— START Extracted information —

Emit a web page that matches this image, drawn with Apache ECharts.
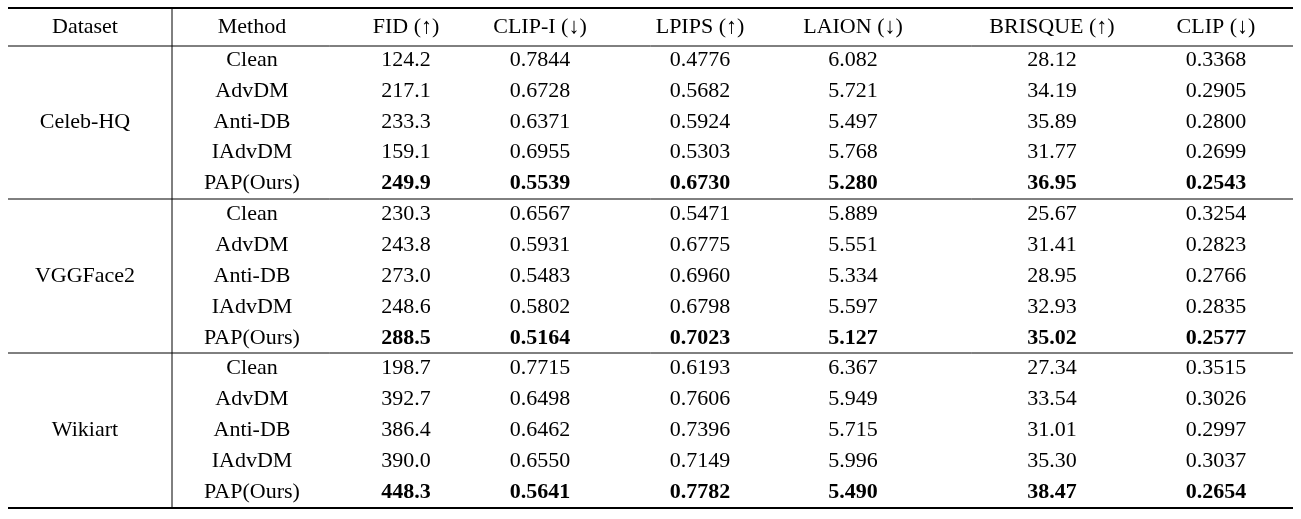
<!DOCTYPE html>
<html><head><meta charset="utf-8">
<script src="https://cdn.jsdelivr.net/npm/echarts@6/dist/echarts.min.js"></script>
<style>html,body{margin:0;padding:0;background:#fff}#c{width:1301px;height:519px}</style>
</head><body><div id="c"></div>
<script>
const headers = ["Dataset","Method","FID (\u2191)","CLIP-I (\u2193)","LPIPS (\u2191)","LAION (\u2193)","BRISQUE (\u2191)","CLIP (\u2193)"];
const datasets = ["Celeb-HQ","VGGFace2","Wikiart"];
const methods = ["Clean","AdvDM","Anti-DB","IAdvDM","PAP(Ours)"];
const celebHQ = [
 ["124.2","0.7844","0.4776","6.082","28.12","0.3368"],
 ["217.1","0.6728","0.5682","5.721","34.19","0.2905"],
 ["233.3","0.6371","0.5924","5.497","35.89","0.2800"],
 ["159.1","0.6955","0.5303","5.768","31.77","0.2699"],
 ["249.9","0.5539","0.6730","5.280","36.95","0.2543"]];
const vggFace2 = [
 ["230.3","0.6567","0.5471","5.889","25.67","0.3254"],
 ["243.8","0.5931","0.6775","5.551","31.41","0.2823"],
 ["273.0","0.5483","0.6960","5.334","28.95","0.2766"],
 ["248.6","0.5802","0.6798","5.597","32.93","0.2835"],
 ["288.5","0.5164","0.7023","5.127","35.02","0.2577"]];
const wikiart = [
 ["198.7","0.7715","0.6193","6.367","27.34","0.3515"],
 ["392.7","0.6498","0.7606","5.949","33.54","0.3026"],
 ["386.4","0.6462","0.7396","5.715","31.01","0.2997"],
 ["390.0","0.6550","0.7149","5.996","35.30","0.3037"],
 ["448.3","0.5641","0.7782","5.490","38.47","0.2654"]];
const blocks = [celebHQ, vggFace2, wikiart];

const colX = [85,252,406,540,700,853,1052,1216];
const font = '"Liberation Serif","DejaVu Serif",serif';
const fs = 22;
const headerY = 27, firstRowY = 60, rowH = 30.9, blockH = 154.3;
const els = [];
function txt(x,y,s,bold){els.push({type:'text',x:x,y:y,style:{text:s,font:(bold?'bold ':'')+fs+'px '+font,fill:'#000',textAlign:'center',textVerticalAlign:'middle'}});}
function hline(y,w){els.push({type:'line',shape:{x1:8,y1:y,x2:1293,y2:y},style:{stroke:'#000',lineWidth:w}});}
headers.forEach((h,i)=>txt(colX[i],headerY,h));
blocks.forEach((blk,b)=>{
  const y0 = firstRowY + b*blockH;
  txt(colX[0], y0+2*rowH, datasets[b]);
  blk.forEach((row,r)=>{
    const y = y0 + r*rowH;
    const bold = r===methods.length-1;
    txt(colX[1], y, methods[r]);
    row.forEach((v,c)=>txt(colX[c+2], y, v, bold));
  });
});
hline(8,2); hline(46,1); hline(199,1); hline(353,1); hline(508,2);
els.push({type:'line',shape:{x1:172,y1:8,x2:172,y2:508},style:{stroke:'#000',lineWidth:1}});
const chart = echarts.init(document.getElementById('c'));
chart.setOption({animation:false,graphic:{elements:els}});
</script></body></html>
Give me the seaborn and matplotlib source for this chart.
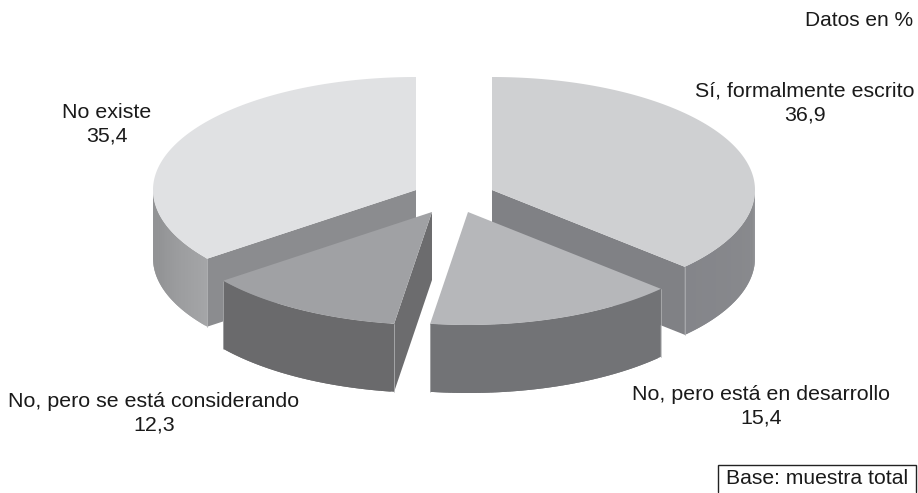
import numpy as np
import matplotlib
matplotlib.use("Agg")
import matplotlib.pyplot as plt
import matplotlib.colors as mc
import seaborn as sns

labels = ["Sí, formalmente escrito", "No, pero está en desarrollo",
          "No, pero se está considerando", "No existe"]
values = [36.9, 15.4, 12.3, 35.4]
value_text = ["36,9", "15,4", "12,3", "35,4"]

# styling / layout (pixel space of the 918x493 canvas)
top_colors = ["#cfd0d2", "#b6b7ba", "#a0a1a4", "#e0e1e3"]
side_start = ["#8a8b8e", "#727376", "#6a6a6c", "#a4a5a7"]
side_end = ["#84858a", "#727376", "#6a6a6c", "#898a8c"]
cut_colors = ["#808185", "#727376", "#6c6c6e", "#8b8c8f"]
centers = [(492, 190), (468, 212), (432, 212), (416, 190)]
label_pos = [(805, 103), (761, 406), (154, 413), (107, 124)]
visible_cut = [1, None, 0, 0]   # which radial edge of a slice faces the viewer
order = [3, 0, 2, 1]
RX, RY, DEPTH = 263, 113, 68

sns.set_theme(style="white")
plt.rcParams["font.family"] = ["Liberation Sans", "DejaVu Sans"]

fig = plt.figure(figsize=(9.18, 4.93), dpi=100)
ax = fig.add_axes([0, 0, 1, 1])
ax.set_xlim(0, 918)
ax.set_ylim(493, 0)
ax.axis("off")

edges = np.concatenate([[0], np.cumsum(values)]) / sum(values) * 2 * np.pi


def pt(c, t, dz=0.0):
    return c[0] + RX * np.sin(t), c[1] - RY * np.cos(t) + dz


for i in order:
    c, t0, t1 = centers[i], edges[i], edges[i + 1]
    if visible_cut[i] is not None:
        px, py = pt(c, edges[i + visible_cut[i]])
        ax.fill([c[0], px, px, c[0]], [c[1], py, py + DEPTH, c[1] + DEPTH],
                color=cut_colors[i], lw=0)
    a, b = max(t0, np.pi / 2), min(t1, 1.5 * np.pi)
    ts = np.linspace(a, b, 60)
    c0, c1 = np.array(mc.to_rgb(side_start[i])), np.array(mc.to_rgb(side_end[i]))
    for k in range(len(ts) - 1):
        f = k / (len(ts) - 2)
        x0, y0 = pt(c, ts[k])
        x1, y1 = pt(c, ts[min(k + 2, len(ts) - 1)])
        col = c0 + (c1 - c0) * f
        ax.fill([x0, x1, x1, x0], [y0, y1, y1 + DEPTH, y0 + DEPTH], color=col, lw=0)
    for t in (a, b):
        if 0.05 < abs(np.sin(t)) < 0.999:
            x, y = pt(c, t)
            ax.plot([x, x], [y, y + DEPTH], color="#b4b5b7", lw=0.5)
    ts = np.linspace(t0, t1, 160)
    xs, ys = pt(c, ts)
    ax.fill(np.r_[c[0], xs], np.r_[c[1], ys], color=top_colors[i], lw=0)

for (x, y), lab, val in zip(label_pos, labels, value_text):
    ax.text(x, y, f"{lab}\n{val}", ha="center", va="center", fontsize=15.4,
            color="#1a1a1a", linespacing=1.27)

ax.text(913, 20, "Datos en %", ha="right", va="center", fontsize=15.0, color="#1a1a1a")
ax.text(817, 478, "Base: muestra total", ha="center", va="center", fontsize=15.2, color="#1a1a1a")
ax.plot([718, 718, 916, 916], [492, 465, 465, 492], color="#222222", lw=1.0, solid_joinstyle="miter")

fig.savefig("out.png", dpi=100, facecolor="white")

— END Extracted information —
— START Extracted information —

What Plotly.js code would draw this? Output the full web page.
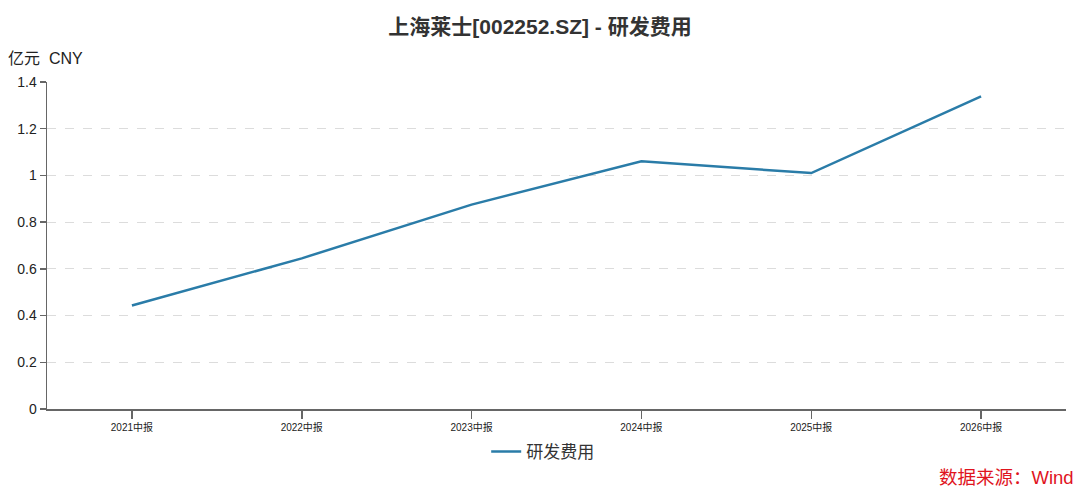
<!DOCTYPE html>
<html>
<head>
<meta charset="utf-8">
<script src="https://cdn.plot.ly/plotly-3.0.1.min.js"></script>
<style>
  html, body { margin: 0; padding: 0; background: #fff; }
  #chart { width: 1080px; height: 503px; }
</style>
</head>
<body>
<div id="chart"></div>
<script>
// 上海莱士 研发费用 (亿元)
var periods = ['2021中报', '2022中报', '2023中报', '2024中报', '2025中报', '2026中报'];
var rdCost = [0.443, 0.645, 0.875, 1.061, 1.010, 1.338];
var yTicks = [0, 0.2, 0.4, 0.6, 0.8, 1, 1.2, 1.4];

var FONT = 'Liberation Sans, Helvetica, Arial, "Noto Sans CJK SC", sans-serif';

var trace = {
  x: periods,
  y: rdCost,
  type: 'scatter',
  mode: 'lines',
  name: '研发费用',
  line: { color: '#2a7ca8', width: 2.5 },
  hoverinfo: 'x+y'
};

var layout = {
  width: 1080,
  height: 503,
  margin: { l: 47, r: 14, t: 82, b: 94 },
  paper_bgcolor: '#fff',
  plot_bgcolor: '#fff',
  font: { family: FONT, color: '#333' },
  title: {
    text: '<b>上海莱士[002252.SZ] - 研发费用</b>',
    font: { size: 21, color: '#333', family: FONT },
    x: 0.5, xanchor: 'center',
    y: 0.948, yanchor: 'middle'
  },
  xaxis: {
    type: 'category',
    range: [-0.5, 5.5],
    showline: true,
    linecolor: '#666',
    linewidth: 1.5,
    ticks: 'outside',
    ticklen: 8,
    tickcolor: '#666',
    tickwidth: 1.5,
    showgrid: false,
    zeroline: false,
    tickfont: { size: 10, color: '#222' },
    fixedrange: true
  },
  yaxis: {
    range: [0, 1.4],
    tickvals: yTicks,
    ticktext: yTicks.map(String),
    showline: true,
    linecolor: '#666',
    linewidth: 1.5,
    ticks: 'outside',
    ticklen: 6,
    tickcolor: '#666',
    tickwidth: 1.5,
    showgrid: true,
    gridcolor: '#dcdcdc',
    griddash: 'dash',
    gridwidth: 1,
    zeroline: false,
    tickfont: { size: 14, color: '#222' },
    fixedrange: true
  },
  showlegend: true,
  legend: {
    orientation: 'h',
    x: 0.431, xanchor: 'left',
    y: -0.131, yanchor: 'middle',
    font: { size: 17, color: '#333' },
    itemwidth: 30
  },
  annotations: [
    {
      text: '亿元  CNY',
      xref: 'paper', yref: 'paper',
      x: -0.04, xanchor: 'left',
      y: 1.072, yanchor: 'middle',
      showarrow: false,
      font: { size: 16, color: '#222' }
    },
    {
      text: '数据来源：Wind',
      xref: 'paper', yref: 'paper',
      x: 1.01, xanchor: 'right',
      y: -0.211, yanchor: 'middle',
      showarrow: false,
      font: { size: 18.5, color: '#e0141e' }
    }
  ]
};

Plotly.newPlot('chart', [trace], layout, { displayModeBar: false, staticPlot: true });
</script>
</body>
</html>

— END Extracted information —

Directive
Write out word for word the lines above that run from the one with "Give me the" to the one with "import seaborn as sns". Include both end lines; exclude the images.

Result of the task
Give me the seaborn and matplotlib source for this chart.
import numpy as np
import matplotlib
matplotlib.use("Agg")
import matplotlib.pyplot as plt
import matplotlib.colors as mc
import seaborn as sns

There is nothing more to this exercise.